- Una lluvia fría, implacable, que moja y empapa a todos por igual. Una lluvia que es heraldo de la riada que se avecina
Las calles llenas de gentes que van arriba y abajo cargados de bolsas y paquetes, cubriéndose con miles de paraguas, chocando entre sí en hobbesiana lucha, desplegados como una explosión de colores en medio del gris plomizo de la tarde; personas que andan con la mirada y la cartera compulsiva, porque compran ávidamente hoy lo que saben que no podrán comprar mañana; automóviles huérfanos de estacionamiento, los niños que gritan porque están cansados de ir arriba y abajo, agrias discusiones familiares en las que, bajo la excusa de las compras, subyacen lechos de odios y malquerencias; bares y restaurantes atestados de personas que no se soportan pero hablan en voz alta para disimular su miedo y piden otra ronda, acaso la última antes de saber que, tras las fiestas, van a perder su trabajo.

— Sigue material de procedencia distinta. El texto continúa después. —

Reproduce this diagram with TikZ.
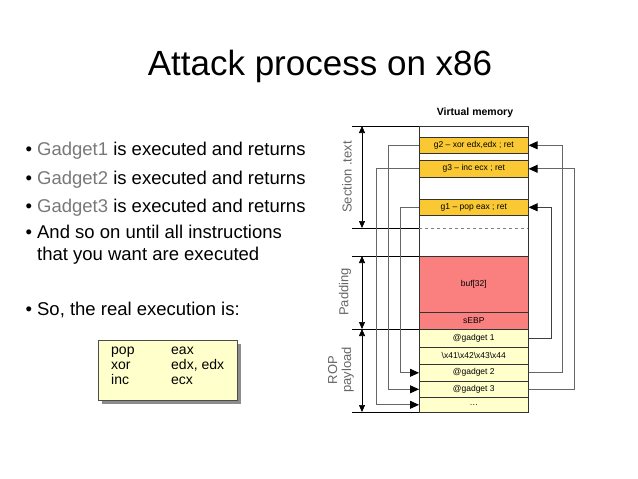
\documentclass[tikz,border=0pt]{standalone}
\usepackage{fontspec}
\setmainfont{Liberation Sans}
\usetikzlibrary{arrows.meta}
\definecolor{gold}{RGB}{250,200,50}
\definecolor{bufred}{RGB}{250,128,128}
\definecolor{pale}{RGB}{255,255,204}
\definecolor{gtxt}{RGB}{120,120,120}
\begin{document}
\begin{tikzpicture}[x=1pt,y=-1pt,
  cell/.style={draw=black!80,line width=0.6pt,minimum width=109pt,anchor=north west,inner sep=0pt,font=\fontsize{8.5}{9}\selectfont},
  bul/.style={anchor=west,font=\fontsize{18.5}{22}\selectfont,align=left},
  conn/.style={draw=black!60,line width=0.8pt},
  arr/.style={conn,-{Triangle[length=9pt,width=8pt,fill=black,color=black]}},
  dim/.style={draw=black,line width=0.6pt,{Triangle[length=7pt,width=6pt]}-{Triangle[length=7pt,width=6pt]}},
  lab/.style={rotate=90,font=\fontsize{13}{14}\selectfont,text=black!60,align=center}]
\useasboundingbox (0,0) rectangle (638,479);
\node (title) at (320,66) {\fontsize{35}{40}\selectfont Attack process on x86};
\node[bul] (b1) at (22,151) {\textbullet\ \textcolor{gtxt}{Gadget1} is executed and returns};
\node[bul] (b2) at (22,180) {\textbullet\ \textcolor{gtxt}{Gadget2} is executed and returns};
\node[bul] (b3) at (22,208) {\textbullet\ \textcolor{gtxt}{Gadget3} is executed and returns};
\node[bul] (b4) at (22,245) {\textbullet\ And so on until all instructions\\\phantom{\textbullet\ }that you want are executed};
\node[bul] (b5) at (22,310) {\textbullet\ So, the real execution is:};
\fill[black!45] (102,344) rectangle (241,404);
\node[draw=black!70,fill=pale,anchor=north west,minimum width=139pt,minimum height=60pt,inner sep=0pt] (code) at (98,340) {};
\node[anchor=north west,font=\fontsize{14}{15}\selectfont,align=left,inner sep=0pt] (ctext) at (111,347) {pop\\xor\\inc};
\node[anchor=north west,font=\fontsize{14}{15}\selectfont,align=left,inner sep=0pt] (ctext2) at (171,347) {eax\\edx, edx\\ecx};
% memory
\node[font=\bfseries\fontsize{10.5}{12}\selectfont] (vm) at (475,113) {Virtual memory};
\draw[black!80,line width=0.6pt] (419,126) rectangle (528,412);
\node[cell,fill=gold,minimum height=16pt] (g2) at (419,137) {g2 -- xor edx,edx ; ret};
\node[cell,fill=gold,minimum height=17pt] (g3) at (419,160) {g3 -- inc ecx ; ret};
\node[cell,fill=gold,minimum height=16pt] (g1) at (419,199) {g1 -- pop eax ; ret};
\draw[black!50,dashed] (419,228) -- (528,228);
\node[cell,fill=bufred,minimum height=56pt] (buf) at (419,256) {buf[32]};
\node[cell,fill=bufred,minimum height=17pt] (sebp) at (419,312) {sEBP};
\node[cell,fill=pale,minimum height=18pt] (a1) at (419,329) {@gadget 1};
\node[cell,fill=pale,minimum height=17pt] (x41) at (419,347) {\textbackslash x41\textbackslash x42\textbackslash x43\textbackslash x44};
\node[cell,fill=pale,minimum height=17pt] (a2) at (419,364) {@gadget 2};
\node[cell,fill=pale,minimum height=16pt] (a3) at (419,381) {@gadget 3};
\node[cell,fill=pale,minimum height=15pt] (dots) at (419,397) {\dots};
% side lines and dims
\draw[black,line width=0.6pt] (352,126) -- (419,126) (352,228) -- (419,228) (352,256) -- (419,256) (352,329) -- (419,329) (352,412) -- (419,412);
\draw[dim] (362,126) -- (362,228);
\draw[dim] (362,256) -- (362,329);
\draw[dim] (362,329) -- (362,412);
\node[lab] (l1) at (347,177) {Section .text};
\node[lab] (l2) at (345,292) {Padding};
\node[lab] (l3) at (341,370) {ROP\\payload};
% left connectors
\coordinate (c1) at (388,0); \coordinate (c2) at (376,0); \coordinate (c3) at (400,0);
\draw[arr] (g2.west) -| (c1 |- a3.west) -- (a3.west);
\draw[arr] (g3.west) -| (c2 |- dots.west) -- (dots.west);
\draw[arr] (g1.west) -| (c3 |- a2.west) -- (a2.west);
% right connectors
\coordinate (r1) at (551,0); \coordinate (r2) at (562,0); \coordinate (r3) at (574,0);
\draw[arr,draw=black!75] (a1.east) -| (r1 |- g1.east) -- (g1.east);
\draw[arr] (a2.east) -| (r2 |- g2.east) -- (g2.east);
\draw[arr] (a3.east) -| (r3 |- g3.east) -- (g3.east);
\end{tikzpicture}
\end{document}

Jóvenes que caminan en grupos bajo del agua sin mayor protección que su desconocimiento total de lo que es la vida, ajenos al futuro hosco, pobre y preñado de amenazas bélicas que está esperándolos con la navaja afilada a la vuelta de los meses; abuelos que andan cogidos de la mano y la mirada atemorizada con la fe de quien se aferra a un detente bala, porque se saben salvavidas el uno del otro, casi lo único que les queda tras el olvido de hijos y nietos. Veo más cosas esta tarde en los laberintos para ratones humanos que llamamos calles, laberintos ideados por quienes controlan nuestras vidas, por aquellos que deciden qué debemos comer, qué debemos comprar, qué debemos pensar, qué debemos sentir. La democracia ha quedado reducida a mojarse todos a la vez. Unos, los más, resguardándose bajo exiguos paraguas comprados en un ‘Todo a un euro’, frágiles, feos y fungibles como nosotros. Otros, los menos, amparados en sus vehículos oficiales conducidos por un chófer oficial que los lleva a sus residencias oficiales. Ah, mundo oficial en el que no hay goteras ni nadie consulta facturas ni recibos porque está todo pagado.
Veo más cosas esta tarde en los laberintos para ratones humanos que llamamos calles, laberintos ideados por quienes controlan nuestras vidas. La democracia ha quedado reducida a mojarse todos a la vez
Está lloviendo en España y cada vez nos quitan un poco más del tejado, y el agua chorrea por las tuberías perdiéndose en las alcantarilla de la indiferencia, de los que siempre nos dicen que podríamos estar mucho peor, de los conformistas y de los embusteros que, con impermeable, sombrero y ayudante que sostiene uno, dos, cien paraguas, lanza discursos acerca de lo bien que nos sienta mojarnos y lo poco que lo agradecemos.
Esa lluvia que nos empapa cada vez más, esas ropas que están cada día más caladas, esos zapatos rotos de tanto ir y venir de la mano de los poderosos, créanme, no irá a menos. Porque es la lluvia que precede a la tormenta cruda, salvaje y despiadada. Es lluvia amenazante, preñada de siniestros presagios, lluvia que susurra en nuestros embotados oídos ahítos de tanto programa televisivo banal o tanto fútbol que lo peor está por venir, y que tras la tormenta vendrá el frío que ha de helarnos nación y corazones, el frío del que nadie sale vivo porque congela nuestra capacidad de arder en las pasiones tan humanas. Está lloviendo en España y nadie se da cuenta de lo que significa esa lluvia hecha de palabras que carecen de sentido, de consignas que a fuer de sobadas resultan sucias y mugrosas, de odio que riegan sobre nuestras cabezas para que acabe empapándonos de manera fatal e irremediable.
Llueve, sí, llueve y mucho, llueve con la monótona cadencia de la fatalidad. Y no hay quien pueda sustraerse de ello ni un Noé que nos preste auxilio con un Arca.